* _Exercise objective_:
Retype word for word the first line of the listing and each line after it up to the line with "text=black!85] (title) at", with the pictures taken out.

[Start]

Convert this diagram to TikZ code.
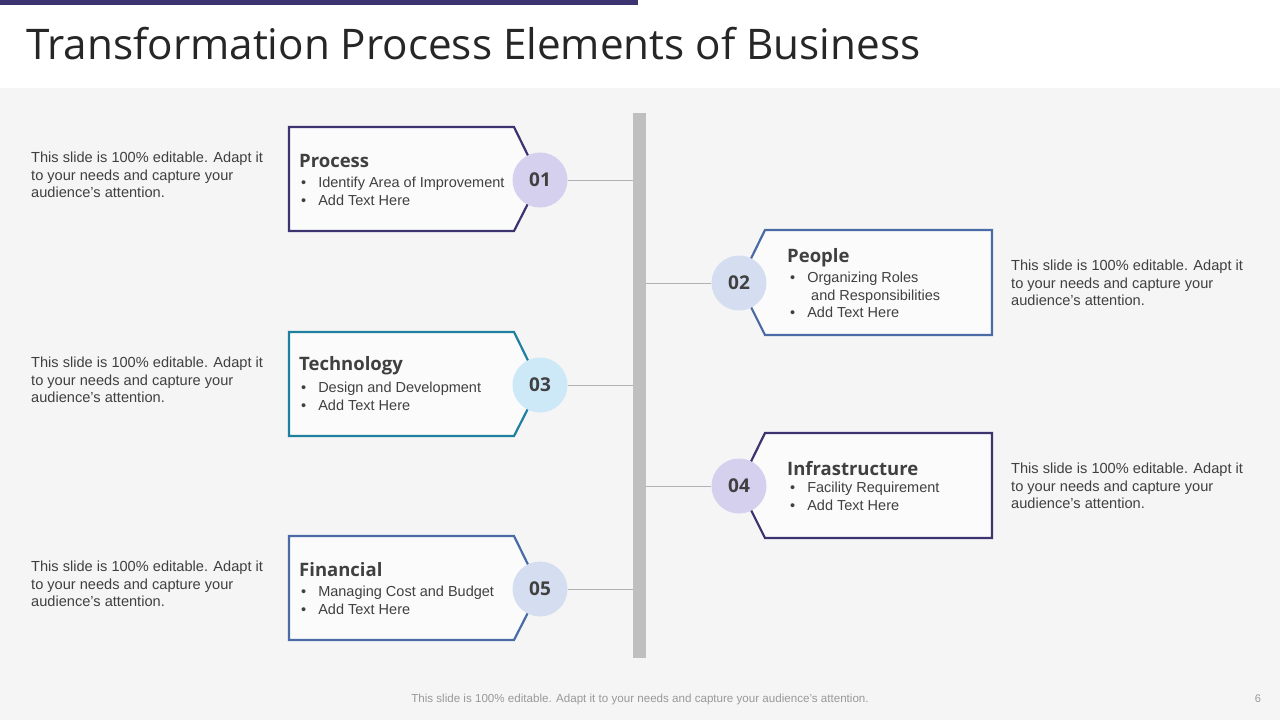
\documentclass[tikz,border=0pt]{standalone}
\usepackage{fontspec}
\setmainfont{Liberation Sans}
\newfontfamily\headfont{Open Sans}
\usetikzlibrary{positioning}
\definecolor{darkpurple}{HTML}{3B3470}
\definecolor{tealblue}{HTML}{1E7FA0}
\definecolor{steelblue}{HTML}{4A6BA5}
\definecolor{lilac}{HTML}{D4D0EE}
\definecolor{skyblue}{HTML}{CDE9F7}
\definecolor{paleblue}{HTML}{D5DEF0}
\definecolor{bodygray}{HTML}{404040}
\newcommand{\bul}{\textbullet\hspace{12pt}}
\newcommand{\cont}{\hspace{21pt}}
\tikzset{
  tagbox/.style={line width=2.2pt, fill=white, fill opacity=0.6, draw opacity=1},
  badge/.style={circle, minimum size=55pt, inner sep=0pt, font=\headfont\fontsize{19}{19}\selectfont\bfseries, text=bodygray},
  heading/.style={anchor=west, font=\headfont\fontsize{18.5}{18.5}\selectfont\bfseries, text=bodygray, inner sep=0pt},
  bullets/.style={anchor=north west, align=left, font=\fontsize{14.5}{17.5}\selectfont, text=bodygray, inner sep=0pt},
  note/.style={anchor=north west, align=left, font=\fontsize{14.6}{17.5}\selectfont, text=bodygray, inner sep=0pt},
  link/.style={draw=gray!60, line width=0.8pt}
}
\begin{document}
\begin{tikzpicture}[x=1pt,y=-1pt]
\useasboundingbox (0,0) rectangle (1280,720);
\fill[white] (0,0) rectangle (1280,88);
\fill[gray!8] (0,88) rectangle (1280,720);
\fill[darkpurple] (0,0) rectangle (638,5);
\node[anchor=west, inner sep=0pt, font=\headfont\fontsize{42.2}{42.2}\selectfont, text=black!85] (title) at (26,44) {Transformation Process Elements of Business};

% central bar
\fill[gray!50] (633,113) rectangle (646,658);
\coordinate (barL) at (633,0);
\coordinate (barR) at (646,0);

% left side tags
\foreach \y/\col/\fillc/\num/\head/\items in {
  180/darkpurple/lilac/01/Process/{\bul Identify Area of Improvement\\\bul Add Text Here},
  385/tealblue/skyblue/03/Technology/{\bul Design and Development\\\bul Add Text Here},
  589/steelblue/paleblue/05/Financial/{\bul Managing Cost and Budget\\\bul Add Text Here}}
{
  \draw[tagbox, draw=\col] (289,\y-53) -- (514,\y-53) -- (540,\y) -- (514,\y+51) -- (289,\y+51) -- cycle;
  \node[badge, fill=\fillc] (n\num) at (540,\y) {\num};
  \path[link] (n\num.east) -- (barL |- n\num.east);
  \node[heading] (h\num) at (299,\y-19) {\head};
  \node[bullets] (b\num) at (301,\y-3) {\items};
  \node[note] (t\num) at (31,\y-28) {This slide is 100\% editable. Adapt it\\to your needs and capture your\\audience’s attention.};
}

% right side tags
\foreach \y/\col/\fillc/\num/\hy/\by/\head/\items in {
  283/steelblue/paleblue/02/-25/-11/People/{\bul Organizing Roles\\\cont and Responsibilities\\\bul Add Text Here},
  486/darkpurple/lilac/04/-17/-4/Infrastructure/{\bul Facility Requirement\\\bul Add Text Here}}
{
  \draw[tagbox, draw=\col] (992,\y-53) -- (765,\y-53) -- (739,\y) -- (765,\y+52) -- (992,\y+52) -- cycle;
  \node[badge, fill=\fillc] (n\num) at (739,\y) {\num};
  \path[link] (n\num.west) -- (barR |- n\num.west);
  \node[heading] (h\num) at (787,\y+\hy) {\head};
  \node[bullets] (b\num) at (790,\y+\by) {\items};
  \node[note] (t\num) at (1011,\y-23) {This slide is 100\% editable. Adapt it\\to your needs and capture your\\audience’s attention.};
}

\node[font=\fontsize{11.6}{11.6}\selectfont, text=gray!80, inner sep=0pt] (foot) at (640,699) {This slide is 100\% editable. Adapt it to your needs and capture your audience’s attention.};
\node[font=\fontsize{11}{11}\selectfont, text=gray!80, inner sep=0pt] (page) at (1258,699) {6};
\end{tikzpicture}
\end{document}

[End]

* _Answer to this problem_:
Convert this diagram to TikZ code.
\documentclass[tikz,border=0pt]{standalone}
\usepackage{fontspec}
\setmainfont{Liberation Sans}
\newfontfamily\headfont{Open Sans}
\usetikzlibrary{positioning}
\definecolor{darkpurple}{HTML}{3B3470}
\definecolor{tealblue}{HTML}{1E7FA0}
\definecolor{steelblue}{HTML}{4A6BA5}
\definecolor{lilac}{HTML}{D4D0EE}
\definecolor{skyblue}{HTML}{CDE9F7}
\definecolor{paleblue}{HTML}{D5DEF0}
\definecolor{bodygray}{HTML}{404040}
\newcommand{\bul}{\textbullet\hspace{12pt}}
\newcommand{\cont}{\hspace{21pt}}
\tikzset{
  tagbox/.style={line width=2.2pt, fill=white, fill opacity=0.6, draw opacity=1},
  badge/.style={circle, minimum size=55pt, inner sep=0pt, font=\headfont\fontsize{19}{19}\selectfont\bfseries, text=bodygray},
  heading/.style={anchor=west, font=\headfont\fontsize{18.5}{18.5}\selectfont\bfseries, text=bodygray, inner sep=0pt},
  bullets/.style={anchor=north west, align=left, font=\fontsize{14.5}{17.5}\selectfont, text=bodygray, inner sep=0pt},
  note/.style={anchor=north west, align=left, font=\fontsize{14.6}{17.5}\selectfont, text=bodygray, inner sep=0pt},
  link/.style={draw=gray!60, line width=0.8pt}
}
\begin{document}
\begin{tikzpicture}[x=1pt,y=-1pt]
\useasboundingbox (0,0) rectangle (1280,720);
\fill[white] (0,0) rectangle (1280,88);
\fill[gray!8] (0,88) rectangle (1280,720);
\fill[darkpurple] (0,0) rectangle (638,5);
\node[anchor=west, inner sep=0pt, font=\headfont\fontsize{42.2}{42.2}\selectfont, text=black!85] (title) at (26,44) {Transformation Process Elements of Business};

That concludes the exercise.